Lack of Diligence by U.S. Bank
The court found that U.S. Bank's failure to identify Heights Finance's lien prior to the entry of the foreclosure judgment demonstrated a lack of diligence on the bank's part. The law requires that lienholders be made aware of any foreclosure proceedings that may affect their interests, and U.S. Bank had the opportunity to discover Heights Finance's judgment lien before the judgment was entered. The court emphasized that CR 60.02 relief is reserved for extraordinary circumstances, and the bank's situation did not meet that threshold because it could have taken steps to notify Heights Finance or address the lien during the foreclosure process. This lack of proactive engagement indicated that the bank did not act with the due diligence required in such situations.

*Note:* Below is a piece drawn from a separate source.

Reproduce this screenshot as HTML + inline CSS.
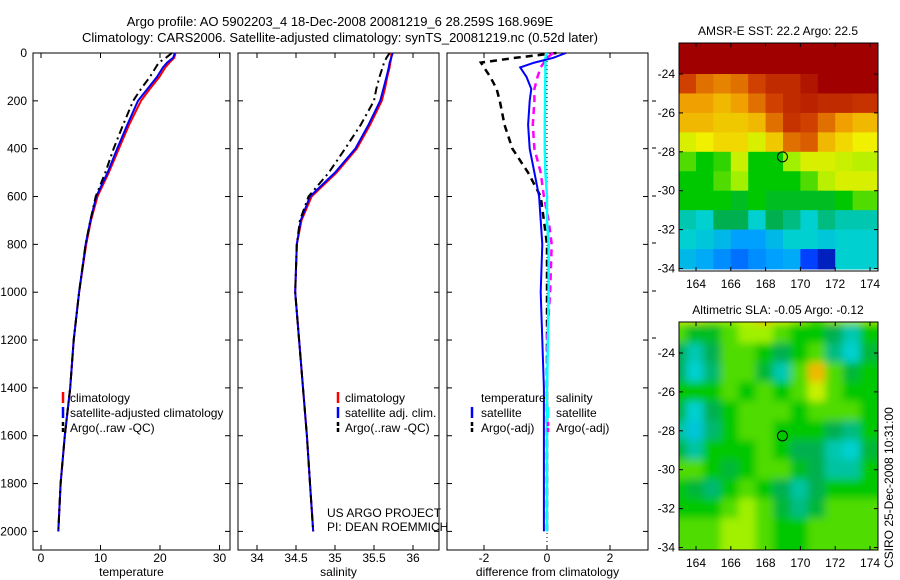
<!DOCTYPE html>
<html><head><meta charset="utf-8"><style>
body{margin:0;background:#fff;}
svg{display:block;font-family:"Liberation Sans",sans-serif;}
</style></head><body>
<svg id="c" width="900" height="580" viewBox="0 0 900 580">
<defs>
<filter id="blur" x="0" y="0" width="100%" height="100%"><feGaussianBlur stdDeviation="4"/></filter>
<clipPath id="cm1"><rect x="679" y="43" width="199" height="228"/></clipPath>
<clipPath id="cm2"><rect x="679" y="322" width="199" height="228"/></clipPath>
<clipPath id="cp1"><rect x="33" y="53" width="197" height="497"/></clipPath>
</defs>
<text x="340" y="26" font-size="13" text-anchor="middle">Argo profile: AO 5902203_4 18-Dec-2008 20081219_6 28.259S 168.969E</text>
<text x="340" y="42" font-size="13" text-anchor="middle">Climatology: CARS2006. Satellite-adjusted climatology: synTS_20081219.nc (0.52d later)</text>
<g id="g"></g>
<text transform="translate(893,568) rotate(-90)" font-size="12">CSIRO 25-Dec-2008 10:31:00</text>
</svg>
<script>
// ---- profile data ----
const depths = [0,20,40,60,100,150,200,300,400,500,600,700,800,1000,1200,1400,1600,1800,2000];
const tempClim = [22.6,22.4,21.6,20.9,19.9,18.3,16.8,14.8,13.1,11.4,9.5,8.4,7.6,6.4,5.5,4.9,4.0,3.3,2.9];
const tempSat  = [22.5,22.2,21.2,20.5,19.5,17.9,16.3,14.5,12.8,11.2,9.3,8.3,7.5,6.4,5.5,4.9,4.0,3.3,2.9];
const tempArgo = [22.0,21.0,19.8,19.3,18.3,16.8,15.5,13.8,12.2,10.8,9.2,8.3,7.5,6.4,5.5,4.9,4.0,3.3,2.9];
const salClim = [35.72,35.72,35.71,35.70,35.67,35.64,35.60,35.45,35.28,35.02,34.70,34.57,34.51,34.49,34.54,34.59,34.64,34.68,34.72];
const salSat  = [35.74,35.72,35.70,35.69,35.66,35.62,35.58,35.43,35.26,35.00,34.68,34.56,34.51,34.49,34.54,34.59,34.64,34.68,34.72];
const salArgo = [35.70,35.66,35.63,35.61,35.57,35.53,35.50,35.33,35.13,34.92,34.66,34.55,34.51,34.49,34.54,34.59,34.64,34.68,34.72];
const dTempSat  = [0.6,0.2,-0.4,-0.85,-0.65,-0.5,-0.55,-0.6,-0.55,-0.4,-0.25,-0.2,-0.15,-0.2,-0.15,-0.1,-0.1,-0.1,-0.1];
const dTempArgo = [0.3,-1.0,-2.1,-2.0,-1.8,-1.6,-1.5,-1.35,-1.1,-0.6,-0.2,-0.1,0,0,0,0,0,0,0];
const dSalSat   = [0.0,-0.05,-0.05,-0.05,-0.05,-0.06,-0.06,-0.07,-0.07,-0.05,0,0,0.05,0.05,0.03,0,0,0,0];
const dSalArgo  = [0.2,0.0,-0.1,-0.2,-0.3,-0.4,-0.4,-0.45,-0.4,-0.2,-0.1,0.05,0.15,0.1,0.0,0.0,0.0,0.0,0.0];
const depthTicks = [0,200,400,600,800,1000,1200,1400,1600,1800,2000];
const tempTicks = [0,10,20,30];
const salTicks = [34,34.5,35,35.5,36];
const salTickLabels = ["34","34.5","35","35.5","36"];
const diffTicks = [-2,0,2];
// ---- map data (values 0..1 on jet-like scale) ----
const sstGrid = [
[1,1,1,1,1,1,1,1,1,1,1,1],
[1,1,1,1,1,1,1,1,1,1,1,1],
[.85,.8,.78,.8,.85,.9,.9,.95,1,1,1,1],
[.75,.75,.72,.75,.8,.85,.9,.92,.9,.9,.88,.88],
[.72,.72,.7,.7,.72,.8,.88,.85,.8,.75,.72,.72],
[.62,.65,.68,.68,.62,.7,.8,.82,.72,.68,.65,.65],
[.5,.45,.48,.6,.45,.45,.55,.62,.62,.6,.58,.58],
[.45,.45,.5,.55,.45,.45,.45,.5,.58,.62,.62,.62],
[.45,.45,.45,.42,.45,.42,.42,.42,.42,.45,.5,.5],
[.32,.3,.38,.38,.3,.38,.35,.3,.35,.32,.32,.32],
[.3,.28,.25,.2,.2,.25,.3,.3,.28,.3,.3,.3],
[.25,.22,.18,.15,.18,.2,.22,.1,.05,.3,.3,.3]];
const slaGrid = [
[.6,.6,.55,.55,.6,.72,.62,.55,.5,.55,.55,.55],
[.5,.42,.42,.5,.55,.55,.5,.45,.45,.38,.32,.45],
[.38,.32,.38,.5,.5,.45,.38,.45,.5,.35,.3,.4],
[.38,.3,.36,.5,.5,.4,.32,.5,.72,.5,.4,.45],
[.45,.45,.45,.5,.45,.5,.45,.5,.6,.5,.45,.45],
[.4,.3,.38,.45,.5,.5,.5,.45,.5,.5,.5,.45],
[.33,.28,.36,.45,.5,.5,.45,.45,.45,.38,.35,.45],
[.4,.33,.45,.45,.45,.5,.45,.38,.38,.32,.3,.4],
[.5,.5,.45,.4,.45,.5,.5,.42,.38,.33,.33,.45],
[.45,.4,.36,.45,.5,.45,.38,.33,.38,.45,.45,.45],
[.45,.45,.45,.5,.55,.5,.4,.35,.4,.5,.5,.5],
[.5,.5,.5,.55,.55,.5,.45,.45,.5,.5,.5,.5]];
const lonTicks = [164,166,168,170,172,174];
const latTicks = [-24,-26,-28,-30,-32,-34];

const NS="http://www.w3.org/2000/svg";
const G=document.getElementById('g');
function mk(tag,attrs,parent){const e=document.createElementNS(NS,tag);for(const k in attrs)e.setAttribute(k,attrs[k]);(parent||G).appendChild(e);return e;}
function txt(x,y,s,size,anchor,parent){const t=mk('text',{x:x,y:y,'font-size':size||12,'text-anchor':anchor||'start'},parent);t.textContent=s;return t;}
const Y=d=>53+d*0.2392;
const panels=[
 {x0:33,x1:230,sx:v=>41+v*5.95,ticks:tempTicks,labels:tempTicks.map(String),title:'temperature',name:'temperature'},
 {x0:238,x1:439,sx:v=>257+(v-34)*78,ticks:salTicks,labels:salTickLabels,title:'salinity',name:'salinity'},
 {x0:447,x1:648,sx:v=>547+v*31.5,ticks:diffTicks,labels:diffTicks.map(String),title:'difference from climatology',name:'difference'}];
panels.forEach((p,i)=>{
 const g=mk('g',{});
 
 
 mk('rect',{x:p.x0,y:53,width:p.x1-p.x0,height:497,fill:'none',stroke:'#000','stroke-width':1},g);
 p.ticks.forEach((t,j)=>{const x=p.sx(t);
  mk('line',{x1:x,x2:x,y1:550,y2:545,stroke:'#000'},g);mk('line',{x1:x,x2:x,y1:53,y2:58,stroke:'#000'},g);
  txt(x,562,p.labels[j],12,'middle',g);});
 depthTicks.forEach(d=>{const y=Y(d);
  mk('line',{x1:p.x0,x2:p.x0+5,y1:y,y2:y,stroke:'#000'},g);mk('line',{x1:p.x1,x2:p.x1-5,y1:y,y2:y,stroke:'#000'},g);
  if(i==0)txt(27,y+4,String(d),12,'end',g);});
 const t=txt((p.x0+p.x1)/2,576,p.title,12,'middle',g);
 
 
});
function line(vals,sx,color,dash,name,w){
 const pts=vals.map((v,k)=>sx(v).toFixed(1)+','+Y(depths[k]).toFixed(1)).join(' ');
 const l=mk('polyline',{points:pts,fill:'none',stroke:color,'stroke-width':w||2,'stroke-dasharray':dash||'none'});
 
 
}
const P=panels;
line(tempClim,P[0].sx,'#f00',null,'temp-climatology-line');
line(tempSat,P[0].sx,'#0000ff',null,'temp-satellite-line');
line(tempArgo,P[0].sx,'#000','8,4,2,4','temp-argo-line');
line(salClim,P[1].sx,'#f00',null,'sal-climatology-line');
line(salSat,P[1].sx,'#0000ff',null,'sal-satellite-line');
line(salArgo,P[1].sx,'#000','8,4,2,4','sal-argo-line');
mk('line',{x1:P[2].sx(0),x2:P[2].sx(0),y1:53,y2:550,stroke:'#000','stroke-dasharray':'1,3'});
line(dTempArgo,P[2].sx,'#000','7,5','dtemp-argo-line',2.5);
line(dSalArgo,P[2].sx,'#f0f','7,5','dsal-argo-line',2.5);
line(dSalSat,P[2].sx,'#0ff',null,'dsal-satellite-line',2.5);
line(dTempSat,P[2].sx,'#0000ff',null,'dtemp-satellite-line');
// legends
function leg(x,y,color,dash,label,tx,parent){
 const g=mk('g',{},parent);
 
 
 mk('line',{x1:x,x2:x,y1:y-6,y2:y+5,stroke:color,'stroke-width':2.5,'stroke-dasharray':dash||'none'},g);
 txt(tx||x+7,y+4,label,12,'start',g);}
const lg1=mk('g',{'clip-path':'url(#cp1)'});
leg(63,398,'#f00',null,'climatology',null,lg1);
leg(63,413,'#0000ff',null,'satellite-adjusted climatology',null,lg1);
leg(63,428,'#000','4,2','Argo(..raw -QC)',null,lg1);
leg(338,398,'#f00',null,'climatology');
leg(338,413,'#0000ff',null,'satellite adj. clim.');
leg(338,428,'#000','4,2','Argo(..raw -QC)');
txt(481,402,'temperature',12);txt(556,402,'salinity',12);
leg(472,413,'#0000ff',null,'satellite',481);
leg(472,428,'#000','4,2','Argo(-adj)',481);
leg(548,413,'#0ff',null,'satellite',556);
leg(548,428,'#f0f','4,2','Argo(-adj)',556);
txt(327,517,'US ARGO PROJECT',12);txt(327,531,'PI: DEAN ROEMMICH',12);
[101,148,196,243,291,338].forEach(y=>mk('line',{x1:652,x2:656,y1:y+0,y2:y,stroke:'#000'}));
// maps
const stops=[[0,[0,0,128]],[.1,[0,64,255]],[.2,[0,160,255]],[.3,[0,208,208]],[.38,[0,176,80]],[.45,[0,200,0]],[.55,[160,240,0]],[.65,[240,240,0]],[.75,[240,160,0]],[.85,[208,64,0]],[1,[160,0,0]]];
function cmap(v){for(let i=1;i<stops.length;i++){if(v<=stops[i][0]){const a=stops[i-1],b=stops[i],f=(v-a[0])/(b[0]-a[0]);return 'rgb('+a[1].map((c,k)=>Math.round(c+(b[1][k]-c)*f)).join(',')+')';}}return 'rgb(160,0,0)';}
function map(grid,top,clip,title,name,smooth){
 const g=mk('g',{});
 
 
 const lx=lon=>696+(lon-164)*17.4, ly=lat=>top+31+(-lat-24)*19.45;
 const inner=mk('g',{'clip-path':'url(#'+clip+')'},g);
 const cg=mk('g',smooth?{filter:'url(#blur)'}:{},inner);
 grid.forEach((row,r)=>row.forEach((v,c)=>{
  const x=lx(163+c), y=ly(-22+-r);
  const cell=mk('rect',{x:x-(smooth?10:0),y:y-(smooth?10:0),width:17.4+(smooth?20:1),height:19.45+(smooth?20:1),fill:cmap(v)},cg);
  
  
 }));
 mk('rect',{x:679,y:top,width:199,height:228,fill:'none',stroke:'#000'},g);
 lonTicks.forEach(l=>{const x=lx(l);mk('line',{x1:x,x2:x,y1:top+228,y2:top+224,stroke:'#000'},g);mk('line',{x1:x,x2:x,y1:top,y2:top+4,stroke:'#000'},g);txt(x,top+245,String(l),12,'middle',g);});
 latTicks.forEach(l=>{const y=ly(l);mk('line',{x1:679,x2:683,y1:y,y2:y,stroke:'#000'},g);mk('line',{x1:878,x2:874,y1:y,y2:y,stroke:'#000'},g);txt(675,y+4,String(l),12,'end',g);});
 mk('circle',{cx:lx(168.969),cy:ly(-28.259),r:5,fill:'none',stroke:'#000'},g);
 txt(778,top-8,title,12,'middle',g);
}
map(sstGrid,43,'cm1','AMSR-E SST: 22.2 Argo: 22.5','sst-map',false);
map(slaGrid,322,'cm2','Altimetric SLA: -0.05 Argo: -0.12','sla-map',true);
</script>
</body></html>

Superior Position of Heights Finance's Lien
The court concluded that Heights Finance's lien had ascended to a superior position following the sale of the property at the master commissioner’s sale, which occurred without the benefit of a valid lis pendens notice. Because the foreclosure was completed before Heights Finance was made aware of it, the lienholder's rights were preserved under the relevant statutes. The court noted that the bank's attempts to amend the complaint and relitigate the foreclosure were not legally justified, as the lien's priority was established by the timing of the judgments and the lack of notice. The enforceability of Heights Finance's lien against future owners of the property could be litigated in subsequent actions, but the appellate court affirmed that the bank’s motion for relief was correctly denied based on the established facts.
Impact of Bankruptcy Proceedings
The court addressed U.S. Bank’s argument regarding the impact of the Hastys' Chapter 13 bankruptcy on Heights Finance's lien, asserting that the bankruptcy court had deemed Heights Finance's claim as unsecured. However, the court found that the bank failed to provide sufficient evidence from the bankruptcy proceedings to support this claim since the relevant order was not part of the circuit court's record. The court emphasized that a bankruptcy discharge only affects the personal liability of a debtor and does not extinguish a creditor's right to foreclose on a mortgage. Thus, the court held that without proper documentation, the bank could not argue that Heights Finance's lien was invalidated by the bankruptcy court, reinforcing the need for clear evidentiary support in legal proceedings.